40      As for the expenses invoiced, in the amount of EUR 621.13, it is apparent from the breakdown in the annex to the invoice of 27 February 2015 (see paragraph 37 above) that that sum includes the amount of EUR 315 corresponding to the travel expenses incurred for the purpose of the attendance of one of the lawyers at a meeting in Paris, at ESMA’s headquarters, in order to prepare for the hearing. In so far as those costs, incurred in respect of a meeting held at the defendant’s headquarters, do not appear to be objectively necessary for the purpose of preparing for the hearing, they cannot be regarded as recoverable costs. By contrast, the amount of EUR 307, corresponding to the travel and subsistence expenses relating to participation at the hearing, appears appropriate.

41      Therefore, and without underestimating the significance of the work done by the lawyers in drafting the defence and preparing for the hearing, the recoverable costs in the main proceedings can be assessed on an equitable basis at a total of EUR 8 407.
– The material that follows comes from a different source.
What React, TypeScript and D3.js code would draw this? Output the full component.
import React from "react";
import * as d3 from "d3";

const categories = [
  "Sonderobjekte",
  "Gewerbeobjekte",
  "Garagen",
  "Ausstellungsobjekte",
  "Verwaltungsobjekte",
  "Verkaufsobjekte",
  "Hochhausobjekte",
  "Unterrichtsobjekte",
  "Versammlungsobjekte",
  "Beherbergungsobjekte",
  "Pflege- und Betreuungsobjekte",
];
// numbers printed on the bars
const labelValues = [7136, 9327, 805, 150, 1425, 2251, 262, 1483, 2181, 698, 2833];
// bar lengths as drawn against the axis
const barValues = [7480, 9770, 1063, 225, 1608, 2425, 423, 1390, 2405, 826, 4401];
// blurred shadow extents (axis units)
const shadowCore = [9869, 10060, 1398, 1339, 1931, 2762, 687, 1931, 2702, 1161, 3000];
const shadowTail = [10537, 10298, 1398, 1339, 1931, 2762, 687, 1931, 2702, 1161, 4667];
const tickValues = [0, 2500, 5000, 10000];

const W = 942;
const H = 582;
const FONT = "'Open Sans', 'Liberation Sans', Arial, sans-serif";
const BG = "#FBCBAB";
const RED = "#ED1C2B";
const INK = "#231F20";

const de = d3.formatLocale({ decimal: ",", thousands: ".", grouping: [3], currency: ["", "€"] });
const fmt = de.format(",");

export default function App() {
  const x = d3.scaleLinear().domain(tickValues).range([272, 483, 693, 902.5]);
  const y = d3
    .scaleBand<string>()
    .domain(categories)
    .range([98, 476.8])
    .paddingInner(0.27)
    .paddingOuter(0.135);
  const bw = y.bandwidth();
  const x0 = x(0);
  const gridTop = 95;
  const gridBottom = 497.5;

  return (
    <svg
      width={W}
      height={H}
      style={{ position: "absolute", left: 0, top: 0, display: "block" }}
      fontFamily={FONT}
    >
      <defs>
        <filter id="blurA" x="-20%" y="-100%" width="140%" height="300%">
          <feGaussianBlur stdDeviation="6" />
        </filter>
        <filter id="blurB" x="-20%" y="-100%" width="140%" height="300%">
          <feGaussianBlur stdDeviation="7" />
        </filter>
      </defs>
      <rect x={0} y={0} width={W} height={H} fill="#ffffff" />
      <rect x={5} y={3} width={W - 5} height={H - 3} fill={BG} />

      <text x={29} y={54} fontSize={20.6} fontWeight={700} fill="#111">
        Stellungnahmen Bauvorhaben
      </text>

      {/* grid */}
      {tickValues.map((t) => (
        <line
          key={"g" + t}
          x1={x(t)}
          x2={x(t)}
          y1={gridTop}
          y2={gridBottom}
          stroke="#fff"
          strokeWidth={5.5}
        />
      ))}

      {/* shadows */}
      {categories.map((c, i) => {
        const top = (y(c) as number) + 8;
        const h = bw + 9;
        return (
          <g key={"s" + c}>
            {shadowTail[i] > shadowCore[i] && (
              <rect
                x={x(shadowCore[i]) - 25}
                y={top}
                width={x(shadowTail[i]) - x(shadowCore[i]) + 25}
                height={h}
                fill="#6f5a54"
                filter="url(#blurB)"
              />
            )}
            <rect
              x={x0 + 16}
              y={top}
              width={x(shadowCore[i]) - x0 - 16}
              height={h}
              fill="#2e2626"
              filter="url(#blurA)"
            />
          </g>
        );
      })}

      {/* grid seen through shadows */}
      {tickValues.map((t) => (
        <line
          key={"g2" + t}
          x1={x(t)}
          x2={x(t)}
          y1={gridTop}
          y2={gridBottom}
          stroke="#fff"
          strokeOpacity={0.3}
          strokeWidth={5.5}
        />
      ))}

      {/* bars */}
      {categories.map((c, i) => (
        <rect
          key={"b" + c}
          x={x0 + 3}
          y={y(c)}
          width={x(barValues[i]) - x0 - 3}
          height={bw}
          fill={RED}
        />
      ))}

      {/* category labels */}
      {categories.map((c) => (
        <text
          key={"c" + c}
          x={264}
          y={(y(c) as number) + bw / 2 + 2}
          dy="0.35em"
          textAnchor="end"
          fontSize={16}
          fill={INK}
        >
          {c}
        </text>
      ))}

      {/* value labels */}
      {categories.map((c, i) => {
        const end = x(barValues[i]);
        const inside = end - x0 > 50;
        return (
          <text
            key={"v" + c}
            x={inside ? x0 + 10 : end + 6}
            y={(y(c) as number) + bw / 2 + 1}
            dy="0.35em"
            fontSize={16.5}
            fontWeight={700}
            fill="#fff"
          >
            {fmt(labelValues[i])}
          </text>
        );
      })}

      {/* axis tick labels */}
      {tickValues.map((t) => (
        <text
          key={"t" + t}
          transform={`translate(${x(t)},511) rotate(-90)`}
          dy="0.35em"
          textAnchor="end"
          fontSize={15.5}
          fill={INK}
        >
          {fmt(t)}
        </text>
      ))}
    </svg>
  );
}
 The parties’ claims for costs of the present proceedings

42      It should be recalled that under Article 133 of the Rules of Procedure, a decision as to costs is to be given in the final judgment or in the order closing the proceedings. If there is a dispute concerning the costs, the party concerned may apply, pursuant to Article 170(1) of those rules, to the General Court for a ruling on taxation of costs.

43      As the purpose of the order in which the Court gives that ruling is to determine the amount of the costs recoverable from the party who is ordered to pay costs, and as Article 170 of the Rules of Procedure does not contain, in respect of taxation of costs, a provision comparable to that provided for in Article 133 of that regulation concerning the decision which closes the proceedings, a ruling on costs related to the proceedings for taxation of costs cannot be given separately. The reason for that is that the Court, when determining the recoverable costs, takes account of all the circumstances of the case up until the time that the order for taxation of costs is made (see order of 13 February 2008, Verizon Business Global v Commission, T‑310/00 DEP, not published, EU:T:2008:32, paragraph 55 and the case-law cited, and order of 28 January 2014, Marcuccio v Commission, T‑366/10 P-DEP, not published, EU:T:2014:63, paragraph 37).
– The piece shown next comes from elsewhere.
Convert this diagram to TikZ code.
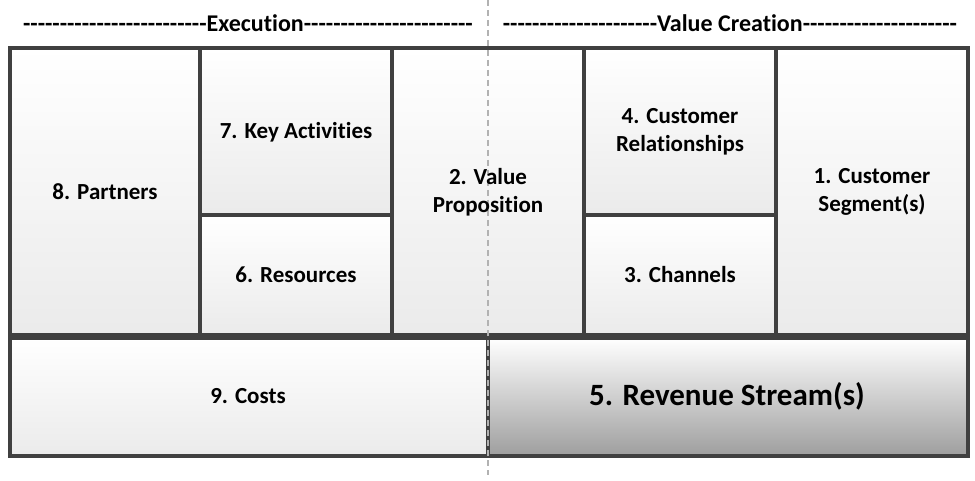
\documentclass[tikz,border=0pt]{standalone}
\usepackage{fontspec}
\setmainfont{Carlito}[Ligatures={NoCommon}]
\newcommand\dd{-\kern0pt}
\newcommand\dfive{\dd\dd\dd\dd\dd}
\begin{document}
\begin{tikzpicture}[x=1pt,y=-1pt,
  blk/.style={draw=black!75,line width=4pt,top color=white,bottom color=black!8},
  lbl/.style={font=\bfseries\fontsize{23}{28}\selectfont,align=center,text=black}]
\useasboundingbox (0,0) rectangle (975,481);
\path[blk] (10,48) rectangle (200,335);
\path[blk] (200,48) rectangle (392,215);
\path[blk] (200,215) rectangle (392,335);
\path[blk] (392,48) rectangle (584,335);
\path[blk] (584,48) rectangle (776,215);
\path[blk] (584,215) rectangle (776,335);
\path[blk] (776,48) rectangle (968,335);
\path[blk] (10,338) rectangle (488,456);
\path[draw=black!75,line width=4pt,top color=white,bottom color=black!38] (488,338) rectangle (968,456);
\draw[black!30,line width=1.5pt,dash pattern=on 6pt off 4pt] (488,0) coordinate (t) -- (488,475) coordinate (b);
\node[lbl] (n8) at (105,192) {8. Partners};
\node[lbl] (n7) at (296,132) {7. Key Activities};
\node[lbl] (n6) at (296,275) {6. Resources};
\node[lbl] (n2) at (488,192) {2. Value\\Proposition};
\node[lbl] (n4) at (680,132) {4. Customer\\Relationships};
\node[lbl] (n3) at (680,275) {3. Channels};
\node[lbl] (n1) at (872,192) {1. Customer\\Segment(s)};
\node[lbl] (n9) at (248,396) {9. Costs};
\node[lbl,font=\bfseries\fontsize{31}{36}\selectfont] (n5) at (727,396) {5. Revenue Stream(s)};
\node[lbl,font=\bfseries\fontsize{24}{28}\selectfont] (h1) at (248,23) {\dfive\dfive\dfive\dfive\dfive Execution\dfive\dfive\dfive\dfive\dd\dd\dd};
\node[lbl,font=\bfseries\fontsize{24}{28}\selectfont] (h2) at (730,23) {\dfive\dfive\dfive\dfive\dd Value Creation\dfive\dfive\dfive\dfive\dd};
\end{tikzpicture}
\end{document}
44      Therefore, the applicant’s claim that ESMA should be ordered to pay the costs incurred in the present proceedings for taxation of costs must be rejected as inadmissible.

45      However, as recalled in paragraph 43 above, in determining recoverable costs, the Court must, in principle, take into account all the circumstances of the case up to the adoption of the order on taxation of costs, including the expenses necessarily incurred in relation to the taxation of costs proceedings.

46      In the present case, both parties are claiming reimbursement of their costs relating to the present proceedings for taxation of costs.

47      While it is true that the amount, totalling EUR 15 121.13, of the costs pertaining to Case F‑32/14, claimed by ESMA, far exceeds the amount ultimately determined by the Court, in the light of the applicable criteria (see paragraph 40 above), it must also be noted that ESMA was forced, in so far as the applicant had agreed only to reimburse the sum of EUR 7 500, to apply for taxation of costs.

48      Therefore, the costs in their entirety recoverable by ESMA from the applicant can be assessed on an equitable basis, including those relating to the present proceedings, and their amount can be set at EUR 8 407, which includes the amount of EUR 7 500 already paid by the applicant (see paragraph 13 above).

On those grounds,

THE GENERAL COURT (Third Chamber)

hereby orders:

The total amount of the costs to be reimbursed by DO to the European Securities and Markets Agency (ESMA) in Case F32/14 is set at EUR 8 407.

Luxembourg, 24 November 2017.


E. Coulon

 

S. Frimodt Nielsen

Registrar

 

President


*      Language of the case: English.